● **What is being asked**: Find every line containing the word "file" and report the count, nothing more.

(Records from a data source)
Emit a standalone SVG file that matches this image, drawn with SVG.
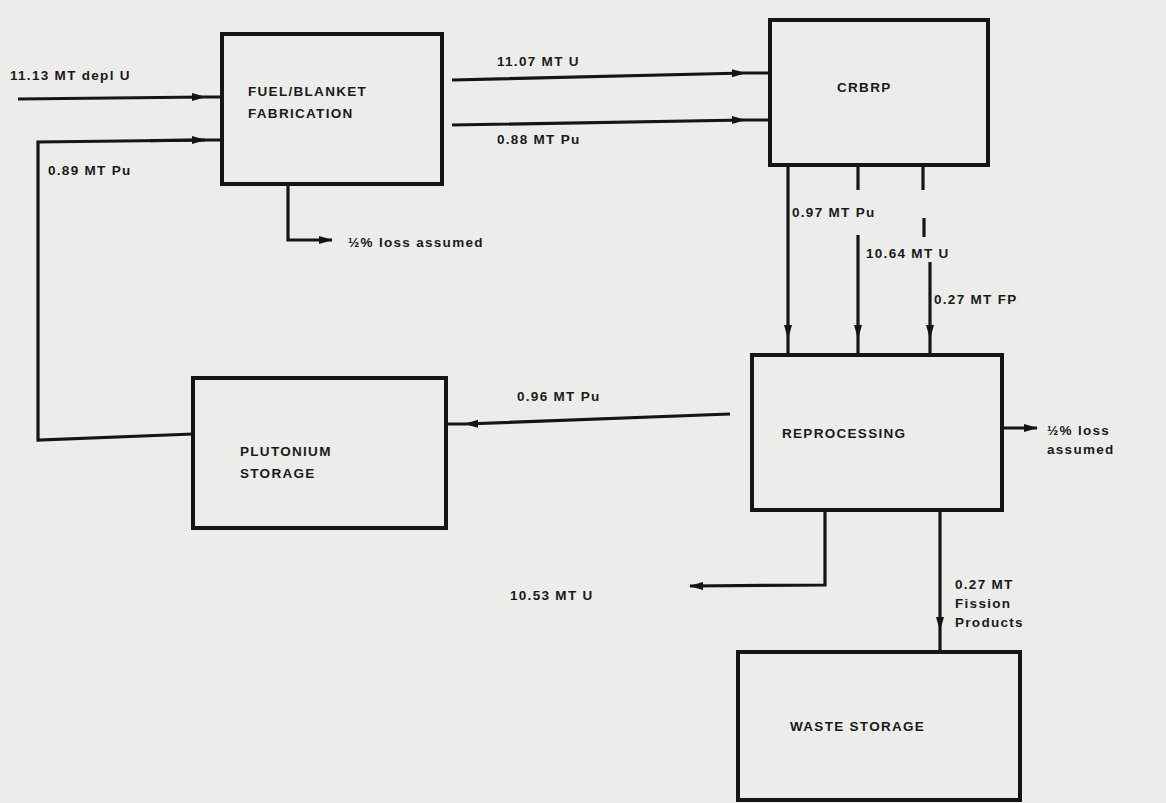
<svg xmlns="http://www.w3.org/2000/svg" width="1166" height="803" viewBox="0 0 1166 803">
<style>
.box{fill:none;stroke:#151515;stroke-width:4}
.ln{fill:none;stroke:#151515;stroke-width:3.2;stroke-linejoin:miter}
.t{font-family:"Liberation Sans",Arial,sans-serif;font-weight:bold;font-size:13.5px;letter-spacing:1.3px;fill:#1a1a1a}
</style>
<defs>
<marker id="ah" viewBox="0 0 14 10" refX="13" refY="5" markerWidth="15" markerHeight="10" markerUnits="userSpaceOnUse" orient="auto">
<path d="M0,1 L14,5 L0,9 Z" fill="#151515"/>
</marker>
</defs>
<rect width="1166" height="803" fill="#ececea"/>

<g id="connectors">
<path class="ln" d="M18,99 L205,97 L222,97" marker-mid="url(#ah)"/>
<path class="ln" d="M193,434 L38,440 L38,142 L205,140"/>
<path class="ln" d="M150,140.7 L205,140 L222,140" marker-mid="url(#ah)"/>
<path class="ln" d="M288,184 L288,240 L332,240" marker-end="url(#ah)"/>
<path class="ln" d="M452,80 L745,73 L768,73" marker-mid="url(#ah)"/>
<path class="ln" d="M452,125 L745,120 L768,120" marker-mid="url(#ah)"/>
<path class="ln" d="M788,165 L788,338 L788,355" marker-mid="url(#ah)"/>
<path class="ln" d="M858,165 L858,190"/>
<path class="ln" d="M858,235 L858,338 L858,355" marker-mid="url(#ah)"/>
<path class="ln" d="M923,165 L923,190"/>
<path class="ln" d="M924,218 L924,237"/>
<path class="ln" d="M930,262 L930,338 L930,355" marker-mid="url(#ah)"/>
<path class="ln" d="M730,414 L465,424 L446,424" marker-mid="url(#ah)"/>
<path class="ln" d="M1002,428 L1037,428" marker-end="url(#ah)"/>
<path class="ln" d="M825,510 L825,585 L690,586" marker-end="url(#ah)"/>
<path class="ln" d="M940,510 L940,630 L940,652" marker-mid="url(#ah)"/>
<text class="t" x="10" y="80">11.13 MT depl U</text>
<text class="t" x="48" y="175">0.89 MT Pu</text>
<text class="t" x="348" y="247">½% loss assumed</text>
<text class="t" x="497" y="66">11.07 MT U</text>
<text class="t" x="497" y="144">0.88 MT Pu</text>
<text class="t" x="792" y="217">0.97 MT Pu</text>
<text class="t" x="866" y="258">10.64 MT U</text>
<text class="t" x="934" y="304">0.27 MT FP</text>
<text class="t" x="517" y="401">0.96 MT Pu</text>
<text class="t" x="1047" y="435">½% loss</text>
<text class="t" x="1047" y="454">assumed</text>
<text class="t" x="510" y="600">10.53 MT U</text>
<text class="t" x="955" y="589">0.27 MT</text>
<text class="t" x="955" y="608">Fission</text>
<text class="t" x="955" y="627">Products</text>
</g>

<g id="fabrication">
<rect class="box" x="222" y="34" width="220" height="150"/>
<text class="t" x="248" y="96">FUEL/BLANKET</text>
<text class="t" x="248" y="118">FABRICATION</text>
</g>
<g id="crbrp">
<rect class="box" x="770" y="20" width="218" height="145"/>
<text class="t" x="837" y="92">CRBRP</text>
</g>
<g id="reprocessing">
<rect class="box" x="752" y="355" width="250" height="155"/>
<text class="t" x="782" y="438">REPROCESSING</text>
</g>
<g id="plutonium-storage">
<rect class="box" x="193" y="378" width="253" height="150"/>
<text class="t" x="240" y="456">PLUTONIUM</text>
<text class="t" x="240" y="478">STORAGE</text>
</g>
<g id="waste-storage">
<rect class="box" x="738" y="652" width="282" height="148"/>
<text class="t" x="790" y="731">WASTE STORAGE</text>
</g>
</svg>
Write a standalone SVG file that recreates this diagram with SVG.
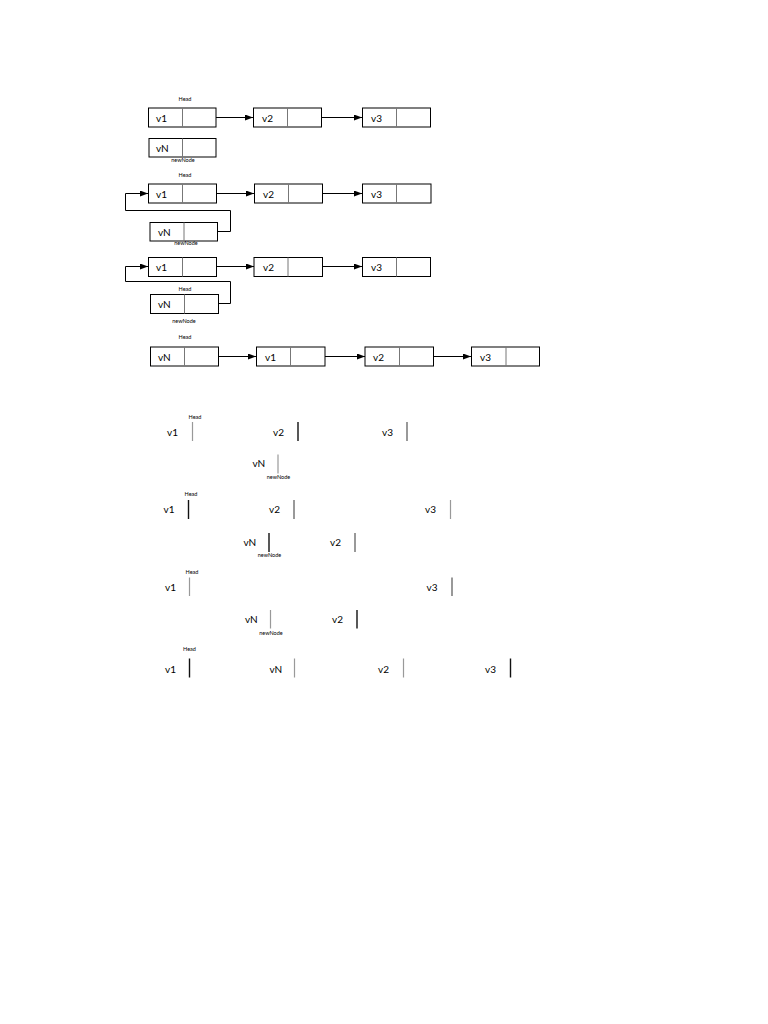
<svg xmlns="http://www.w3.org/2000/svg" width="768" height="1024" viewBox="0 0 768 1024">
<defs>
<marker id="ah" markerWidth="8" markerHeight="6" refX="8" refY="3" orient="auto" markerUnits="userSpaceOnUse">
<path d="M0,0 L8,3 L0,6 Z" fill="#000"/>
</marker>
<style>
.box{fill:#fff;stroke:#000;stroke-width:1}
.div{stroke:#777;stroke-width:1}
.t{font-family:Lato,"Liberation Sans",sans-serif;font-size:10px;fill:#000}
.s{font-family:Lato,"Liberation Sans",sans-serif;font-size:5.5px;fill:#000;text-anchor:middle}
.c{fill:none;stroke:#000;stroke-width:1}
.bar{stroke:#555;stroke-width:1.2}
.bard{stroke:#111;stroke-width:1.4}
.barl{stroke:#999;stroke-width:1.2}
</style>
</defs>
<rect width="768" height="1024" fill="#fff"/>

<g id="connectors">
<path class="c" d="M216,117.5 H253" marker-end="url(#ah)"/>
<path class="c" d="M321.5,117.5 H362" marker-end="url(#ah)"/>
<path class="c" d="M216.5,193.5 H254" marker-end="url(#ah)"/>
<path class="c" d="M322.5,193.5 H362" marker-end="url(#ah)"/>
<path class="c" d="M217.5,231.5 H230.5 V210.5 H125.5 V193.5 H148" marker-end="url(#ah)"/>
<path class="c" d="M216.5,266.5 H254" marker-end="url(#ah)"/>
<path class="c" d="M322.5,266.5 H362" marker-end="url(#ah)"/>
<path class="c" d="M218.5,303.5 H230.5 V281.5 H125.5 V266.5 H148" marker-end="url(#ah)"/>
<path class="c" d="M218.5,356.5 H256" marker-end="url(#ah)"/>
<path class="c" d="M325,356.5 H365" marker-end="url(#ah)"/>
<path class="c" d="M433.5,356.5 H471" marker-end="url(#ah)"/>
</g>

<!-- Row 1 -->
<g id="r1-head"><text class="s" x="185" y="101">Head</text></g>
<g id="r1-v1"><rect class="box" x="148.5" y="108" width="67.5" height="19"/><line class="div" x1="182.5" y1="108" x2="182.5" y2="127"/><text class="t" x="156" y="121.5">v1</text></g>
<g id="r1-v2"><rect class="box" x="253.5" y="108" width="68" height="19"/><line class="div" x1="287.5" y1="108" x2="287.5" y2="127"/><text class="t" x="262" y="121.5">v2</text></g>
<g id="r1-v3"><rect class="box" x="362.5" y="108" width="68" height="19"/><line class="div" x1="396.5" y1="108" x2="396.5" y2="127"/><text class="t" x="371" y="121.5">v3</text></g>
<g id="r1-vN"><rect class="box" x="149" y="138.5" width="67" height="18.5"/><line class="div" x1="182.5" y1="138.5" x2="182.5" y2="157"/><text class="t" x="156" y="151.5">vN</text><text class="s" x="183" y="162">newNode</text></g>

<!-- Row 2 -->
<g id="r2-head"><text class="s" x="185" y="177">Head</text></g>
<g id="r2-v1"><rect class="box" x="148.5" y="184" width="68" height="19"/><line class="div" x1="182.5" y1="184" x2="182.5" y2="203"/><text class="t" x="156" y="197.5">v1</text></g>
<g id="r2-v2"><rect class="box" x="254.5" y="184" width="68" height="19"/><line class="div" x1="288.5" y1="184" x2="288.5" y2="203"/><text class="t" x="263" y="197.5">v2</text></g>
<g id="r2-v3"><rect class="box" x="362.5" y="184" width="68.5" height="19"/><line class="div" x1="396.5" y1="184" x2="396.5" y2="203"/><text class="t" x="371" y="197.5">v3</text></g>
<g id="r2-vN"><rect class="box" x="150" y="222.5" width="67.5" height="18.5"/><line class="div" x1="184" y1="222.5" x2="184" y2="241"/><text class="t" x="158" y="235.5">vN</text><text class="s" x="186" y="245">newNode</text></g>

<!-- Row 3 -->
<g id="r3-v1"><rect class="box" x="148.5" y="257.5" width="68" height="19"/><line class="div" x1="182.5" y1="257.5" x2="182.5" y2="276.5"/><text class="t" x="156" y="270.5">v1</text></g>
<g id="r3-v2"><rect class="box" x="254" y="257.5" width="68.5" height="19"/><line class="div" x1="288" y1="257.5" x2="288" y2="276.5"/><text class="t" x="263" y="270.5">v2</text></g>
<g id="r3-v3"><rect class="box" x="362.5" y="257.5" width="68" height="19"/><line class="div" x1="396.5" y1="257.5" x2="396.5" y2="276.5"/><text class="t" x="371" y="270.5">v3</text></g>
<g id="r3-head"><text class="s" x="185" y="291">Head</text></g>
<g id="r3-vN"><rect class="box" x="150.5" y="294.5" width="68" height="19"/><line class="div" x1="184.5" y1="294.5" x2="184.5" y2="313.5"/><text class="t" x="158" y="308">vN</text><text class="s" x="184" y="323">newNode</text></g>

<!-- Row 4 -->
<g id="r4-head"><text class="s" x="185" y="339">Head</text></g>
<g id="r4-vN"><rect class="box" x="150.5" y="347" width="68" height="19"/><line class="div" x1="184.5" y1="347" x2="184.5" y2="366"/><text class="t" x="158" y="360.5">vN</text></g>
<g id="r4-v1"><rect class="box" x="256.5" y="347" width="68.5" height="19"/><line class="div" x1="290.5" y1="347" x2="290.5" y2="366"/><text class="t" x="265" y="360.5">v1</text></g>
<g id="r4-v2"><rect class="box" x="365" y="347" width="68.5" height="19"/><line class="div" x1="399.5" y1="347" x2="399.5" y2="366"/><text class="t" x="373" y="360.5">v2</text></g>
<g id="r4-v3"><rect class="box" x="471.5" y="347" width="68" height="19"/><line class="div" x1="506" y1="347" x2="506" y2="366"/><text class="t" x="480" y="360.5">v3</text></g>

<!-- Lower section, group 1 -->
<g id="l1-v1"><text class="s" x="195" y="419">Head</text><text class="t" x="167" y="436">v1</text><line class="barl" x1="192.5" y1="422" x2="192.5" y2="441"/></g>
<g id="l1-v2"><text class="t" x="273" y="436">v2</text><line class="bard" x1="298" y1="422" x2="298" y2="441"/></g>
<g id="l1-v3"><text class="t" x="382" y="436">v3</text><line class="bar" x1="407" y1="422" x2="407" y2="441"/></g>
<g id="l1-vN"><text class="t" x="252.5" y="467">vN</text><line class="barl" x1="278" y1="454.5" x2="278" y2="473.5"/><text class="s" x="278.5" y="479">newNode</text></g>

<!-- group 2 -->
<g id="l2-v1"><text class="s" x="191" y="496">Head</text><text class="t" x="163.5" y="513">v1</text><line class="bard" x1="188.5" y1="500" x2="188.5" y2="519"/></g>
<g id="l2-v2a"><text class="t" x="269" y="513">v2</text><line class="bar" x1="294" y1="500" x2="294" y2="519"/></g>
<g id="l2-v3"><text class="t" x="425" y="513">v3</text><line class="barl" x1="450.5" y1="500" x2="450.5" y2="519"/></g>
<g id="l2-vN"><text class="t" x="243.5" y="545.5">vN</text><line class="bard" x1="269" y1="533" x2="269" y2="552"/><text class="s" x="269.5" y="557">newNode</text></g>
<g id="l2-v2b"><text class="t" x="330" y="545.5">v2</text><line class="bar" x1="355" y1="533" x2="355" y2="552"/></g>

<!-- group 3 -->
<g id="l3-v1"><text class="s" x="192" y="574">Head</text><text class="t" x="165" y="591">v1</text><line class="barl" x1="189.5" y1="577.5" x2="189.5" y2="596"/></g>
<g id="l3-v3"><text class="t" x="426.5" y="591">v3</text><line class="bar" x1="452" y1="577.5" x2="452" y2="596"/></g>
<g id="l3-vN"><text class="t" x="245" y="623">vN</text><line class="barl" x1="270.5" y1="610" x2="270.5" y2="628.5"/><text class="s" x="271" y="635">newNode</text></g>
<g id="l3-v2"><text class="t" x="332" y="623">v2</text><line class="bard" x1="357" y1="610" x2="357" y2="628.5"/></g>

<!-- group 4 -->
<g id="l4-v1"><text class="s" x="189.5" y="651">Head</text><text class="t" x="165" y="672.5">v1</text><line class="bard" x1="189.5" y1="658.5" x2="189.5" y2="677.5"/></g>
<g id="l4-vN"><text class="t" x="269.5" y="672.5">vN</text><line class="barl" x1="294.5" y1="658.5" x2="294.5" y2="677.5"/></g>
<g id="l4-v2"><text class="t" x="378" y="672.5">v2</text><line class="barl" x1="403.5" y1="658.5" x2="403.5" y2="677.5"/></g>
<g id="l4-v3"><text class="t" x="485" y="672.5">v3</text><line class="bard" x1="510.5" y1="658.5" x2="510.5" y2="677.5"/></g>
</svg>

● **Task result**: 2